The record establishes movant's guilty pleas were knowing and voluntary. Movant did not overcome his burden regarding the "strong presumption of verity" afforded his declarations as delineated above. Doe, 508 F.3d at 571; see also Davis v. United States, 417 U.S. at 346.

McFadden Does Not Apply

Next, movant contends the district court failed to make required individualized findings pertaining to the "type or quantity of drug in the charged conspiracy." He relies upon McFadden v. United States, 135 S.Ct. 2298 (2015), to support his claim. He complains the court failed "to hold the government to its congressionally specified burden of proof, and to explicitly accept a plea of guilty on that congressionally specified burden." (ECF No. 228 at 24-26.)

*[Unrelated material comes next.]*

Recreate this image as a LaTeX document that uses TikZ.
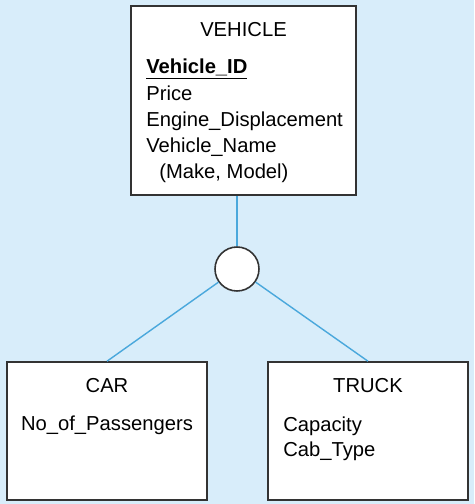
\documentclass[tikz,border=0pt]{standalone}
\usepackage{fontspec}
\setmainfont{Liberation Sans}
\usetikzlibrary{positioning, calc}
\definecolor{erBack}{HTML}{D8EDFA}
\definecolor{erLink}{HTML}{4AA8DC}
\definecolor{erEdge}{HTML}{333333}

\begin{document}
\begin{tikzpicture}[
    x=0.02cm, y=-0.02cm,
    entity/.style={rectangle, draw=erEdge, fill=white, line width=0.9pt, inner sep=0pt},
    title/.style={anchor=base, font=\fontsize{11.5}{14}\selectfont, inner sep=0pt},
    attr/.style={anchor=base west, font=\fontsize{11.5}{14}\selectfont, inner sep=0pt},
    link/.style={draw=erLink, line width=0.8pt},
    subtype/.style={circle, draw=erEdge, fill=white, line width=0.9pt,
                minimum size=0.88cm, inner sep=0pt},
  ]
    \useasboundingbox[fill=erBack] (0,0) rectangle (474,504);

    \node[entity, minimum width=4.5cm, minimum height=3.78cm] (vehicle) at (243.5,100.5) {};
    \node[entity, minimum width=4cm, minimum height=2.76cm] (car) at (107,431) {};
    \node[entity, minimum width=4cm, minimum height=2.76cm] (truck) at (368,431) {};
    \node[subtype] (circ) at (237,269) {};

    \node[title] (vtitle) at (243.5,36) {VEHICLE};
    \node[attr] (vid) at (146,73) {\underline{\textbf{Vehicle\_ID}}};
    \node[attr] (vprice) at (146,100) {Price};
    \node[attr] (vengine) at (146,126) {Engine\_Displacement};
    \node[attr] (vname) at (146,152) {Vehicle\_Name};
    \node[attr] (vmake) at (159,178) {(Make, Model)};

    \node[title] (ctitle) at (107,392) {CAR};
    \node[title] (cpass) at (107,430) {No\_of\_Passengers};

    \node[title] (ttitle) at (368,392) {TRUCK};
    \node[attr] (tcap) at (283,431) {Capacity};
    \node[attr] (tcab) at (283,456) {Cab\_Type};

    \draw[link] (circ |- vehicle.south) -- (circ.north);
    \draw[link] (circ) -- (car.north);
    \draw[link] (circ) -- (truck.north);
  \end{tikzpicture}
\end{document}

In McFadden, the Supreme Court addressed the mens rea required for a conviction under 21 U.S.C. § 841(a)(1), when the controlled substance at issue was a controlled-substance analogue (there, bath salts). McFadden v. United States, 135 S. Ct. at 2302. The court held § 841(a)(1) required the government to prove the defendant knew he was dealing with a controlled substance, meaning he either knew the substance was controlled under the Controlled Substances Act or Analogue Act or knew the specific features of the substance that made it a controlled substance analogue. Id.

The McFadden court clarified that under § 841(a)(1), a defendant need know "only that the substance he is dealing with is some unspecified substance listed on the federal drug schedules." Id. at 2304. The high court held that knowledge can be established either "by evidence that a defendant knew that the substance with which he was dealing is some controlled substance - that is, one actually listed in the federal drug schedules or treated as such by operation of the Analogue Act - regardless of whether he knew the particular identity of the substance," or "by evidence that the defendant knew the specific analogue he was dealing with, even if he did not know its legal status as an analogue." Id. at 2305. In order to prove the latter, the government must show that the defendant knew the substance had a chemical structure "substantially similar to the chemical structure of a controlled substance in schedule I or II," has a "stimulant, depressant, or hallucinogenic effect on the central nervous system that is substantially similar to or greater than the effect of a controlled substance in schedule I or II," and that the defendant "represented or intended the substance to have that effect with respect to a particular person." Id., internal quotation marks omitted.

Unlike McFadden, the controlled substances involved in movant's crimes do not involve analogue drugs. Rather, his crimes involve methamphetamine; methamphetamine is a non-analogue substance. "Methamphetamine is a schedule II controlled substance. 21 C.F.R. § 1308.12(a), (d)(2)." United States v. Jefferson, 791 F.3d 1013, 1015 (9th Cir. 2015). McFadden did not change the substantive law as to a non-analogue substance. See McFadden v. United States, 135 S. Ct. at 2304 (reiterating the well-established mens rea requirement for knowledge of typical, non-analogue controlled substances). Nothing in McFadden imposes upon the district court a requirement of making individualized findings with respect to the type or quantity of drug involved.

Furthermore, the Government did in fact establish the elements of its conspiracy charge against movant by his guilty plea to count two of the indictment. As pointed out in its brief, the Government was required to prove "an agreement to accomplish an illegal objective" and "the intent to commit the underlying offense," in order to establish a drug conspiracy. United States v. Reed, 575 F.3d 900, 923 (9th Cir. 2009).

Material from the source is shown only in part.